Wednesday, October 6, 2021




NEW MEMBERSHIP STATISTICS

OF THE EPISCOPAL CHURCH


The Episcopal Church has just released its latest statistics, including the year 2020. The reliability of these figures is obviously dubious since every church suspended regular in-person services in March of 2020. A footnote in the tables indicates the information for "the year" actually covers 1 January to 1 March of 2020. So, the info for "the year" 2020 is  not really for the year 2020.

Find the new data here .

The parts of the Episcopal Church in the United States (some of TEC is in other countries) took a sharp loss in active membership between 2019 and 2020, from 1,637,945 to 1,576,702, a fall of 61,243. That is a percentage decline of 3.74%. The year before, 2018-19, the drop had been 38,404, or 2.29%.

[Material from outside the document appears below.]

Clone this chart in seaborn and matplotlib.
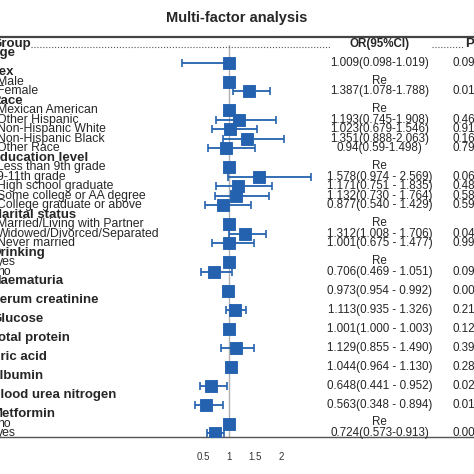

As for the Diocese of South Carolina, it lost membership for the first time since the schism of 2012. Active baptized members declined from 7,763 in 2019 to 7,467 in 2020. Average Sunday Attendance fell from 2,809 in 2019 to 2,654 in 2020 (Jan. and Feb.).

There is no denying the Episcopal Church is losing members. It reached a high in 1967 when it counted twice as many members as it has today. 

However, it just does not make good sense to try to find specific data for church membership, attendance, giving, and services for the calendar year 2020 when the pandemic closed down and severely limited church life for more than three quarters of the year.

Indeed, we are going to have to find new metrics to measure public interaction with the church. What we think of as traditional "church" has not returned, even now in late 2021; and no one can be sure it will ever return. So what's the value of using old metrics of traditional church in an age where church itself is being redefined? We will have to find new ways of measuring the public strength of the church, not just of the Episcopal Church, but every denomination. The old statistical tables the church has put out for years are hardly relevant any more. What will take their place is the question at hand. In fact, defining the whole experience of "church" is the question at hand in late 2021 and for the foreseeable future.